On the solidification characteristics, deformation, and functionally graded interfaces in additively manufactured hybrid aluminum alloys

Abstract

AlSi10Mg powder is deposited on top of a cast AA2618 substrate via laser powder bed fusion technique to form hybrid aluminum parts for additive repair purposes. The characterization of the additively manufactured (AM) hybrid aluminum alloys is conducted through advanced electron microscopy techniques across the interface, mechanical testing, validation of elasticity models, and crystallographic orientations analysis. In addition, the fracture behavior of the hybrid samples is investigated through electron microscopy analysis and the results are compared with those of AlSi10Mg and cast AA2618. The microstructural and physical properties of the hybrid bi-material are also discussed based on the solidification and diffusion phenomena.

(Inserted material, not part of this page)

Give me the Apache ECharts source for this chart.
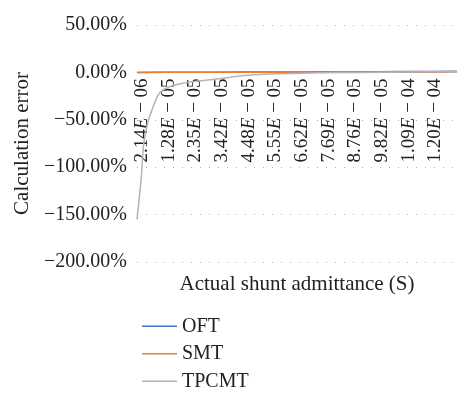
<!DOCTYPE html>
<html>
<head>
<meta charset="utf-8">
<script src="https://cdn.jsdelivr.net/npm/echarts@6/dist/echarts.min.js"></script>
<style>
  html, body { margin: 0; padding: 0; background: #fff; }
  #chart { width: 474px; height: 404px; }
</style>
</head>
<body>
<div id="chart"></div>
<script>
// x tick labels (admittance, S)
var tickLabels = ['2.14E-06', '1.28E-05', '2.35E-05', '3.42E-05', '4.48E-05', '5.55E-05',
                  '6.62E-05', '7.69E-05', '8.76E-05', '9.82E-05', '1.09E-04', '1.20E-04'];
var xMin = 2.14e-6;
var xStep = 1.0667e-5;

// OFT / SMT sampled at the labelled admittances plus the last point
var baseX = [2.14e-6, 1.28e-5, 2.35e-5, 3.42e-5, 4.48e-5, 5.55e-5, 6.62e-5,
             7.69e-5, 8.76e-5, 9.82e-5, 1.09e-4, 1.20e-4, 1.30e-4];
var oftErr = [0, 0.05, 0.1, 0.2, 0.3, 0.4, 0.5, 0.6, 0.7, 0.8, 0.9, 1.0, 1.1];
var smtErr = [0, 0.05, 0.1, 0.15, 0.2, 0.25, 0.3, 0.35, 0.4, 0.45, 0.5, 0.55, 0.6];

// TPCMT, denser near the start
var tpcmtX = [2.14e-6, 3.85e-6, 4.81e-6, 6.62e-6, 8.11e-6, 9.5e-6, 1.142e-5, 1.43e-5,
              1.94e-5, 2.625e-5, 3.265e-5, 3.95e-5, 4.63e-5, 5.97e-5, 7.57e-5,
              9.17e-5, 1.077e-4, 1.30e-4];
var tpcmtErr = [-155, -111, -76, -51, -40, -30, -21, -16, -12, -9, -7.5, -5, -3,
                -1.5, -0.5, 0, 0.5, 1.0];

function pairs(xs, ys) {
    var out = [];
    for (var i = 0; i < xs.length; i++) out.push([xs[i], ys[i]]);
    return out;
}

var font = '"Liberation Serif", "DejaVu Serif", serif';
var gridTop = 25, gridBottom = 142, chartH = 404;
var yMin = -200, yMax = 50;
// lift the x axis from the bottom of the grid to the 0% line
var plotH = chartH - gridTop - gridBottom;
var zeroLift = plotH * (0 - yMin) / (yMax - yMin);

var chart = echarts.init(document.getElementById('chart'));

var option = {
    animation: false,
    color: ['#4472C4', '#ED7D31', '#B4B4B4'],
    textStyle: { fontFamily: font, color: '#222' },
    grid: { left: 137, right: 17, top: gridTop, bottom: gridBottom, containLabel: false, outerBoundsMode: 'none' },
    legend: {
        orient: 'vertical',
        left: 137,
        top: 311,
        height: 90,
        icon: 'rect',
        itemWidth: 35,
        itemHeight: 1.5,
        itemGap: 7,
        textStyle: { fontFamily: font, fontSize: 20, color: '#222', lineHeight: 20.5 },
        data: ['OFT', 'SMT', 'TPCMT']
    },
    xAxis: {
        type: 'value',
        position: 'bottom',
        offset: -zeroLift,
        min: xMin,
        max: xMin + 12 * xStep,
        interval: xStep,
        name: 'Actual shunt admittance (S)',
        nameLocation: 'middle',
        nameGap: 202,
        nameTextStyle: { fontFamily: font, fontSize: 21, color: '#222' },
        axisLine: { onZero: false, lineStyle: { color: '#d9d9d9' } },
        axisTick: { show: false },
        splitLine: { show: false },
        axisLabel: {
            rotate: 90,
            margin: 6,
            fontSize: 19,
            color: '#222',
            fontFamily: font,
            padding: [10, 0, 0, 0],
            showMaxLabel: false,
            formatter: function (v) {
                var i = Math.round((v - xMin) / xStep);
                var s = tickLabels[i];
                if (!s) return '';
                var p = s.split('E-');
                return p[0] + '{i|E} \u2212 ' + p[1];
            },
            rich: {
                i: { fontStyle: 'italic', fontSize: 19, fontFamily: font, color: '#222' }
            }
        }
    },
    yAxis: {
        type: 'value',
        min: yMin,
        max: yMax,
        interval: 50,
        name: 'Calculation error',
        nameLocation: 'middle',
        nameGap: 96,
        nameTextStyle: { fontFamily: font, fontSize: 21, color: '#222' },
        axisLine: { show: false },
        axisTick: { show: false },
        axisLabel: {
            margin: 10,
            fontSize: 20,
            color: '#222',
            fontFamily: font,
            formatter: function (v) {
                return (v < 0 ? '\u2212' : '') + Math.abs(v).toFixed(2) + '%';
            }
        },
        splitLine: { lineStyle: { color: '#b0b0b0', type: [1, 8], width: 1 } }
    },
    series: [
        {
            name: 'OFT', type: 'line', symbol: 'none',
            lineStyle: { width: 1.5 },
            data: pairs(baseX, oftErr)
        },
        {
            name: 'SMT', type: 'line', symbol: 'none',
            lineStyle: { width: 1.5 },
            data: pairs(baseX, smtErr)
        },
        {
            name: 'TPCMT', type: 'line', symbol: 'none', smooth: 0.3,
            lineStyle: { width: 1.5 },
            data: pairs(tpcmtX, tpcmtErr)
        }
    ]
};
chart.setOption(option);
</script>
</body>
</html>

Finally, the dependency of elastic and shear moduli on the distance from the interface and solute concentration are separately evaluated via elastic-field mathematical equations. It is observed that an integrated bond is formed at the interface of the two dissimilar alloys showing suitable mechanical properties and shear strength, as well as a modified microstructure compared to the substrate material. The outcome of this work can be employed as a first step to use hybrid aluminum alloys in the blow molding industry and for repair and maintenance purposes.